Belangrijker nog is misschien dat de Franstalige media geen spaander heel zouden laten van de MR als ze het inderdaad zou aandurven toe te treden tot zo'n federale regering. (Kan men het zich aan Vlaamse zijde voorstellen?) En men kan speculeren wat het effect daarvan zou zijn op de Franstalige kiezer, maar uiteindelijk zou het wel eens kunnen dat dat niet eens relevant zou zijn. Het lijdt immers geen twijfel dat noch PS, noch cdH, noch Ecolo zoiets zomaar zouden laten gebeuren, en binnen de kortste keren voor voldongen feiten zouden zorgen via hun Fédération Wallonie-Bruxelles. (En opnieuw: kan men het zich aan Vlaamse zijde voorstellen?) En je zal dan maar de Franstalige partij zijn die toch nog geprobeerd heeft te collaboreren met de Vlamingen op het ogenblik dat de anderen de Belgische constructie finaal onderuit halen.

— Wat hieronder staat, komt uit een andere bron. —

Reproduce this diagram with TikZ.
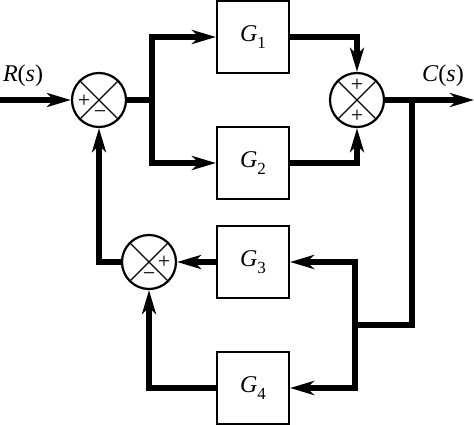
\documentclass[tikz,border=0pt]{standalone}
\usepackage{fontspec}
\setmainfont{Liberation Serif}
\usetikzlibrary{arrows.meta,calc}
\newcommand{\gsub}[1]{\textit{G}\raisebox{-0.3em}{\fontsize{17}{17}\selectfont #1}}
\begin{document}
\begin{tikzpicture}[x=1pt,y=-1pt,
  blk/.style={draw,line width=2pt,minimum width=72pt,minimum height=72pt,inner sep=0pt,font=\fontsize{24}{26}\selectfont},
  sumj/.style={draw,circle,line width=2.2pt,minimum size=54pt,inner sep=0pt},
  xline/.style={line width=1.1pt},
  sig/.style={line width=5.5pt},
  arr/.style={sig,-{Stealth[length=24pt,width=14pt,inset=7pt]}},
  sgn/.style={font=\fontsize{22}{22}\selectfont,inner sep=0pt},
  lbl/.style={font=\fontsize{24}{26}\selectfont,inner sep=0pt}]
\useasboundingbox (0,0) rectangle (474,425);
% blocks
\node[blk] (g1) at (253,37) {\gsub{1}};
\node[blk] (g2) at (253,163) {\gsub{2}};
\node[blk] (g3) at (253,262) {\gsub{3}};
\node[blk] (g4) at (253,388) {\gsub{4}};
% summing junctions
\node[sumj] (s1) at (99,100) {};
\node[sumj] (s2) at (357,100) {};
\node[sumj] (s3) at (149,262) {};
\foreach \s in {s1,s2,s3}{
  \draw[xline] (\s.north east) -- (\s.south west);
  \draw[xline] (\s.north west) -- (\s.south east);
}
% signs
\node[sgn] (p1) at ($(s1.center)+(-15,1)$) {+};
\node[sgn] (m1) at ($(s1.center)+(1,15)$) {−};
\node[sgn] (p2) at ($(s2.center)+(0,-15)$) {+};
\node[sgn] (p3) at ($(s2.center)+(0,16)$) {+};
\node[sgn] (p4) at ($(s3.center)+(15,0)$) {+};
\node[sgn] (m2) at ($(s3.center)+(0,15)$) {−};
% labels
\node[lbl] (rl) at (23,76) {\textit{R}(\textit{s})};
\node[lbl] (cl) at (443,76) {\textit{C}(\textit{s})};
% coordinates
\coordinate (in) at (0,100);
\coordinate (out) at (474,100);
\coordinate (b1) at (152,100);
\coordinate (b2) at (412,100);
\coordinate (b3) at (412,325);
\coordinate (b4) at (355,325);
% forward
\draw[arr] (in) -- (s1.west);
\draw[sig] (s1.east) -- (b1);
\draw[arr] (b1) |- (g1.west);
\draw[arr] (b1) |- (g2.west);
\draw[arr] (g1.east) -| (s2.north);
\draw[arr] (g2.east) -| (s2.south);
\draw[arr] (s2.east) -- (out);
% feedback
\draw[sig] (b2) -- (b3) -- (b4);
\draw[arr] (b4) |- (g3.east);
\draw[arr] (b4) |- (g4.east);
\draw[arr] (g3.west) -- (s3.east);
\draw[arr] (g4.west) -| (s3.south);
\draw[arr] (s3.west) -| (s1.south);
\end{tikzpicture}
\end{document}
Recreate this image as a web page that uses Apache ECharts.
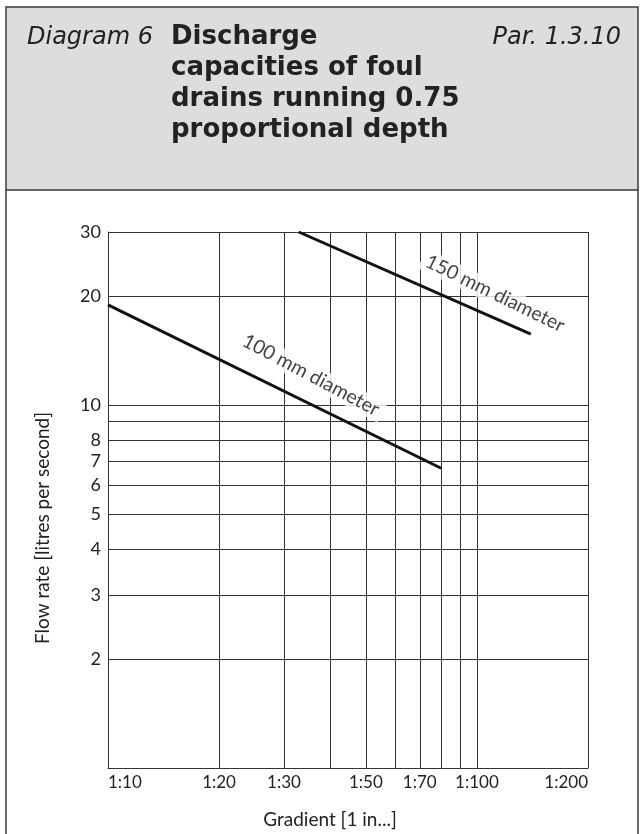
<!DOCTYPE html>
<html><head><meta charset="utf-8">
<script src="https://cdn.jsdelivr.net/npm/echarts@6/dist/echarts.min.js"></script>
<style>html,body{margin:0;padding:0;background:#fff}#c{width:644px;height:834px}</style>
</head><body><div id="c"></div>
<script>
// Gradient (1 in ...) grid values and labels
const gradientGrid = [10, 20, 30, 40, 50, 60, 70, 80, 90, 100, 200];
const gradientLabels = [10, 20, 30, 50, 70, 100, 200];
// Flow rate (l/s) grid values and labels
const flowGrid = [2, 3, 4, 5, 6, 7, 8, 9, 10, 20, 30];
const flowLabels = [2, 3, 4, 5, 6, 7, 8, 10, 20, 30];
// Pipe lines: [gradient, flow]
const pipe100 = [[10, 18.9], [80, 6.7]];
const pipe150 = [[32.9, 30], [140, 15.7]];
// Label anchors
const label100 = [[35.5, 12.1]];
const label150 = [[112, 20.3]];

const FONT = 'Lato, "Open Sans", sans-serif';
const HFONT = '"DejaVu Sans", sans-serif';
const chart = echarts.init(document.getElementById('c'), null, {renderer: 'canvas'});
chart.setOption({
  animation: false,
  backgroundColor: '#fff',
  graphic: [
    {type: 'rect', z: -1, shape: {x: 6, y: 7, width: 632, height: 183},
     style: {fill: '#dcdddf', stroke: '#3a3a3a', lineWidth: 1.5}},
    {type: 'line', shape: {x1: 6, y1: 190, x2: 6, y2: 834}, style: {stroke: '#3a3a3a', lineWidth: 1.5}},
    {type: 'line', shape: {x1: 638, y1: 190, x2: 638, y2: 834}, style: {stroke: '#3a3a3a', lineWidth: 1.5}}
  ],
  title: [
    {text: 'Diagram 6', left: 22, top: 21,
     textStyle: {fontFamily: HFONT, fontStyle: 'italic', fontWeight: 'normal', fontSize: 24, color: '#222'}},
    {text: 'Discharge\ncapacities of foul\ndrains running 0.75\nproportional depth', left: 166, top: 17,
     textStyle: {fontFamily: HFONT, fontWeight: 'bold', fontSize: 26, lineHeight: 31, color: '#222'}},
    {text: 'Par. 1.3.10', right: 18, top: 21,
     textStyle: {fontFamily: HFONT, fontStyle: 'italic', fontWeight: 'normal', fontSize: 24, color: '#222'}}
  ],
  grid: {left: 108, top: 232, width: 480, height: 537, containLabel: false},
  xAxis: {
    type: 'log', logBase: 10, min: 10, max: 200,
    name: 'Gradient [1 in...]', nameLocation: 'middle', nameGap: 42,
    nameTextStyle: {fontFamily: FONT, fontSize: 19, color: '#222', padding: [0, 36, 0, 0]},
    axisLine: {show: true, lineStyle: {color: '#333', width: 1}},
    axisTick: {show: false, customValues: gradientGrid},
    axisLabel: {customValues: gradientLabels, formatter: v => '1:' + v,
      fontFamily: FONT, fontSize: 17, color: '#222', margin: 6,
      alignMinLabel: 'left', alignMaxLabel: 'right'},
    splitLine: {show: true, lineStyle: {color: '#333', width: 1}}
  },
  yAxis: {
    type: 'log', logBase: 10, min: 1, max: 30,
    name: 'Flow rate [litres per second]', nameLocation: 'middle', nameGap: 56, nameRotate: 90,
    nameTextStyle: {fontFamily: FONT, fontSize: 19, color: '#222', padding: [0, 56, 0, 0]},
    axisLine: {show: true, lineStyle: {color: '#333', width: 1}},
    axisTick: {show: false, customValues: flowGrid},
    axisLabel: {customValues: flowLabels, fontFamily: FONT, fontSize: 18, color: '#222', margin: 7},
    splitLine: {show: true, lineStyle: {color: '#333', width: 1}}
  },
  series: [
    {type: 'line', data: pipe100, symbol: 'none', lineStyle: {color: '#111', width: 3}, z: 5},
    {type: 'line', data: pipe150, symbol: 'none', lineStyle: {color: '#111', width: 3}, z: 5},
    {type: 'scatter', data: label100, symbolSize: 0, z: 4,
     label: {show: true, position: 'inside', formatter: '100 mm diameter', rotate: -28,
       fontFamily: FONT, fontSize: 19.5, color: '#111', backgroundColor: '#fff', padding: [1, 5]}},
    {type: 'scatter', data: label150, symbolSize: 0, z: 4,
     label: {show: true, position: 'inside', formatter: '150 mm diameter', rotate: -26,
       fontFamily: FONT, fontSize: 19.5, color: '#111', backgroundColor: '#fff', padding: [1, 5]}}
  ]
});
</script></body></html>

Dat laatste is ook de reden waarom er voor zo'n coalitie nooit een formateur aangesteld zal worden, laat staan dat ze de eed zou mogen afleggen bij de koning. Koning Albert II heeft het laatste jaar overtuigend bewezen dat hij weet met wie hij wel en met wie hij niet rekening hoeft te houden – en houdt. De PS behoort tot de eerste categorie, de N-VA tot de tweede. En men kan het de koning ook niet kwalijk nemen dat hij niet zomaar bereid is zijn eigen job op het spel te zetten. Waarom zou hij dat immers moeten doen? In de naam van de democratie? Alsof de Belgische monarchie, en trouwens België zelf ook, niet precies de negatie van de democratie zouden zijn.